Opinión

Los niños de la cueva

Desde hace unas pocas horas disponen de alimentos y mantas, aprenden a nadar y a bucear contrarreloj mientras un psicólogo les enseña a combatir la ansiedad, a base de técnicas de meditación. Varios profesionales les encontraron vivos tras 10 días de búsqueda, ¡sorpresa mayúscula!, y ahora se dedican a fortalecerles con urgencia. Se habían amontonado todos, asustados, en los recovecos de una gruta tropical. ¿Cómo puñetas llegaron hasta allí? ¿Qué clase de excursión puede llegar a semejante extremo? Ahora mismo, sobra la queja. Ahora mismo son entrenados para afrontar la más terrible aventura: nuestros jovencísimos protagonistas, recién localizados, deberán sobrevivir en un contexto dificilísimo, unos días o unos meses. Ninguno sabe torear con bombonas tanta agua embarrada y avanzar, a través de ella, hacia la superficie, pero no les quedará otra, porque llegará en breve el lluvioso Monzón y les ahogará sin remedio si siguen ahí dentro, esperando, hacinados. El drenaje no funciona.

Desde hace unas pocas horas los chavales futbolistas y sus rescatadores son exhibidos en directo desde su agujero negro tropical, televisado. Ya alcanzaron categoría de héroes, pero ahora se espera de ellos un triple salto mortal, como ocurrió hace años con los mineros de Chile.

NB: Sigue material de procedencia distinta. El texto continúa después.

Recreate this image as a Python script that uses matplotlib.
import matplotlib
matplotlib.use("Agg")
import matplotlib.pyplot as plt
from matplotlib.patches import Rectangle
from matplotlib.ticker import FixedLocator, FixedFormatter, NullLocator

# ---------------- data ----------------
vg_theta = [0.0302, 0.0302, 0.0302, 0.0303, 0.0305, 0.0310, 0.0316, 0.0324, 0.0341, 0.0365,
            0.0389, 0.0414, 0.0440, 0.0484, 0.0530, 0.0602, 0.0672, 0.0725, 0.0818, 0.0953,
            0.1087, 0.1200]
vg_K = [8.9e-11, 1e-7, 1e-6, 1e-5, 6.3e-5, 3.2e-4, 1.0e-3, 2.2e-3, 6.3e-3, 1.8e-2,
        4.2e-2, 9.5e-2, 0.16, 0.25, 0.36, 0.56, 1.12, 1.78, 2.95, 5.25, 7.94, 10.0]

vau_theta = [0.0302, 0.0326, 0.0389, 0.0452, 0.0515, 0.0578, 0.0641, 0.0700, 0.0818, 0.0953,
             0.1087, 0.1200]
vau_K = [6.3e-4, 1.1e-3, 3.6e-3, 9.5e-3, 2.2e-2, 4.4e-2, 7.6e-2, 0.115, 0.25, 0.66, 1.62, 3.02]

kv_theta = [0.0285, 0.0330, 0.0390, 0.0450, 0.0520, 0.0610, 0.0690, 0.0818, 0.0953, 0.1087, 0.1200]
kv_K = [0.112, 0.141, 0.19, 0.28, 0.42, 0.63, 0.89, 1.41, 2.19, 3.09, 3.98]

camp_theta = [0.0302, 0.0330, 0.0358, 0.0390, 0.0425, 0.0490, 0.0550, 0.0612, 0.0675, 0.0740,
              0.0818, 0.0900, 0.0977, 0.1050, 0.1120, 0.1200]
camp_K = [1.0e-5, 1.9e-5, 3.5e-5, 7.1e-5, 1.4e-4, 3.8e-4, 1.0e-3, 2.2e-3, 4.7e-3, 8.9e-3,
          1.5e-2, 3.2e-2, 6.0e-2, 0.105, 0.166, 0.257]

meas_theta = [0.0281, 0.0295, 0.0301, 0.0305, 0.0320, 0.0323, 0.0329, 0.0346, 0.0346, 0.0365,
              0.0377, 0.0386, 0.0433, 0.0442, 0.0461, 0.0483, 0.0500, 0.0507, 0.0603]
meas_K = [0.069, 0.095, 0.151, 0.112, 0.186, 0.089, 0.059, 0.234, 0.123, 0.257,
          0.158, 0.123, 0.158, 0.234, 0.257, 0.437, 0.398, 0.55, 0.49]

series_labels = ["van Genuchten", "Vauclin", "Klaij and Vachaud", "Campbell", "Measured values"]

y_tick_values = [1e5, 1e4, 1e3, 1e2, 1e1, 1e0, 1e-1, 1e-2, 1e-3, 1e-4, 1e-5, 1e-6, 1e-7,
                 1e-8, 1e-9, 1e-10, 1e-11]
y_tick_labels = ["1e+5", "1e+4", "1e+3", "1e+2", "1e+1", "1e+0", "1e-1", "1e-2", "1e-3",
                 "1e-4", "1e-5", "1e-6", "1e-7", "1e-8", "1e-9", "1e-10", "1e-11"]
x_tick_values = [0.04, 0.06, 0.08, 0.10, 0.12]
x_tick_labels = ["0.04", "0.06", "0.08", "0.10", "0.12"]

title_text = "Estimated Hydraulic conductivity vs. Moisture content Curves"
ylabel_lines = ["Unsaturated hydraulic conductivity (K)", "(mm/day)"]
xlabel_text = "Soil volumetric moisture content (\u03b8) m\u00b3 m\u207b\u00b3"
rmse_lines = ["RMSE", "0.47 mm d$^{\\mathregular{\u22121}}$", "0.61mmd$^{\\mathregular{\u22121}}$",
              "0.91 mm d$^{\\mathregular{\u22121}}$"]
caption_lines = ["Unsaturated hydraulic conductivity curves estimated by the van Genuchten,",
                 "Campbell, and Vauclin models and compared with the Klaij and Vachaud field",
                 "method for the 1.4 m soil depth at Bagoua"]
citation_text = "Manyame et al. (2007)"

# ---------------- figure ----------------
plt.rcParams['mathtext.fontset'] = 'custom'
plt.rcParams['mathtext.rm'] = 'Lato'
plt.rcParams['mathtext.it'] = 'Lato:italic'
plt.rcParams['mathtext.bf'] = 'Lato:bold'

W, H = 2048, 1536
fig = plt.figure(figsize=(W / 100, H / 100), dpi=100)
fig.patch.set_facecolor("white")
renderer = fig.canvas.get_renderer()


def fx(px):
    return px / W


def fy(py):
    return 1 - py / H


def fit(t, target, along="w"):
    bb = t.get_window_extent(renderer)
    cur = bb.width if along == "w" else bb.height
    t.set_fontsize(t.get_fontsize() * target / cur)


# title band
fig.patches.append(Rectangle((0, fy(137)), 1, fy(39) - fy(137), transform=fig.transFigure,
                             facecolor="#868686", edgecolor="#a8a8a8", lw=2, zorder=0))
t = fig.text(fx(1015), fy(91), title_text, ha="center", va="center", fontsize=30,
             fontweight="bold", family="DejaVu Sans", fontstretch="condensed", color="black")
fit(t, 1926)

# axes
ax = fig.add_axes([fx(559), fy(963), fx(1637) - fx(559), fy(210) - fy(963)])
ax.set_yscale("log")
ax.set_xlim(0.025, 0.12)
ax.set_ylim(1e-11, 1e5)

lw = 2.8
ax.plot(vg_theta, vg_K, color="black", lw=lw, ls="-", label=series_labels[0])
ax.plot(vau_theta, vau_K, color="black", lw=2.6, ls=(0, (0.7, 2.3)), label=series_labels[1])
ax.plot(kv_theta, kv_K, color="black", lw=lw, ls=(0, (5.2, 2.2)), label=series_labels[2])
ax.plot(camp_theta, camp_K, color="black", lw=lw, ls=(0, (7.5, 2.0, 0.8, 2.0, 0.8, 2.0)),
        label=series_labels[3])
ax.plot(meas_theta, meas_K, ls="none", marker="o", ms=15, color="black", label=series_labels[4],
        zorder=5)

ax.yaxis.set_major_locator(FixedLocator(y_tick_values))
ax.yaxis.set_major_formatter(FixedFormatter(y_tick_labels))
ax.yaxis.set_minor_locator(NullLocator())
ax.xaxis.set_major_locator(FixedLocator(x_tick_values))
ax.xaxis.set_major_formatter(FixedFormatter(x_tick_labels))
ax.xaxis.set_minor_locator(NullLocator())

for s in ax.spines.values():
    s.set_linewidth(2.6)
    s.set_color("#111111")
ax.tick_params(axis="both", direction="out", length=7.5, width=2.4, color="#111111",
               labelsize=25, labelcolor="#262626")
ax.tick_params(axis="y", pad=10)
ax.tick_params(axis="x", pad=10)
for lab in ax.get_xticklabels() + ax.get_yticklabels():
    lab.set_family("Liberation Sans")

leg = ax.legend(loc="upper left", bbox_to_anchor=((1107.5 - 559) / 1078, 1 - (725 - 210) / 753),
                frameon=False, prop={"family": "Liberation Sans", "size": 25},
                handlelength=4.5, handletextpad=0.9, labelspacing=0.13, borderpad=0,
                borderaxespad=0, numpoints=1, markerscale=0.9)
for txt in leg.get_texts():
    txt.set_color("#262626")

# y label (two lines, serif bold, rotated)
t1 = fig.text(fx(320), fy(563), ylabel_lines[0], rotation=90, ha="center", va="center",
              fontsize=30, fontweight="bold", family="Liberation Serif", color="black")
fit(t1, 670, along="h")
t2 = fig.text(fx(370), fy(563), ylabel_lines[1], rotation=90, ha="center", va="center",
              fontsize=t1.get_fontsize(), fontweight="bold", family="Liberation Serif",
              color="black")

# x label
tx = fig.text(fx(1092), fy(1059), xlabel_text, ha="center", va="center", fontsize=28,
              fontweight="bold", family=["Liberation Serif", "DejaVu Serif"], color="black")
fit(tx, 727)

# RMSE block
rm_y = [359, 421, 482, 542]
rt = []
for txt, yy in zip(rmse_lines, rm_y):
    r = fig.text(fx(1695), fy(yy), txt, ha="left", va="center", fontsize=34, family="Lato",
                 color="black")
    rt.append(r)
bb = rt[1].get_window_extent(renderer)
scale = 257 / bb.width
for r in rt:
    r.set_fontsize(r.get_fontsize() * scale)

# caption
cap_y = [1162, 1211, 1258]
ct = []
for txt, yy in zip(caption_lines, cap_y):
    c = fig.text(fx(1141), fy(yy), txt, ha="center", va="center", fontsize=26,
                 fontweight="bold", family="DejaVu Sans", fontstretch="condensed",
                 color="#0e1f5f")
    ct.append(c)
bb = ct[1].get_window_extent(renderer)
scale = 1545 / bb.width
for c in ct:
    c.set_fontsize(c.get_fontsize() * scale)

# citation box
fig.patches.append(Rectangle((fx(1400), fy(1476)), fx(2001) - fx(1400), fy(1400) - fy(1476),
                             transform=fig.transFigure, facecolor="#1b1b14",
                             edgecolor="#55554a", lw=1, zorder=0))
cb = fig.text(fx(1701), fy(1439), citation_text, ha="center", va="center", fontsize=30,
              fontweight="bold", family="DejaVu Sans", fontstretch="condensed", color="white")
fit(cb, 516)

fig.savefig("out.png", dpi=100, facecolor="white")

Solo que, en este último caso, su condición de menores les presenta como seres más desvalidos, más frágiles. Así les percibo desde las antípodas. Doce niños y su joven entrenador, doce apóstoles y su inexperto Mesías necesitados de rizar el rizo del milagro mayúsculo, pendientes de resucitar de una muerte segura. Tan lejos sus ojos de los nuestros y, a la vez, tan cerca. Sus sonrisas tan esperanzadas, después de tanto sufrimiento.

Cuando nada es seguro, todo es posible. Lo creo firmemente mientras descubro en uno de ellos la camiseta de la equipación del Real Madrid, idéntica la de mi hijo. Juraría que tiene la edad de David.

Ahí fuera, agrupadas, sus madres. Sentadas una junto a otra, fijas sus miradas a una pantalla, acariciando a sus hijos con sus ojos, comentando que los críos han adelgazado. El amor de madre es un idioma universal. Visualizo de repente a la mía haciendo idéntico comentario. Me imagino ahí, junto a ellas.

Los retos son los que hacen interesantes las vidas. Yo soy esa madre, yo soy ese hijo. Yo creo en ellos, resilientes.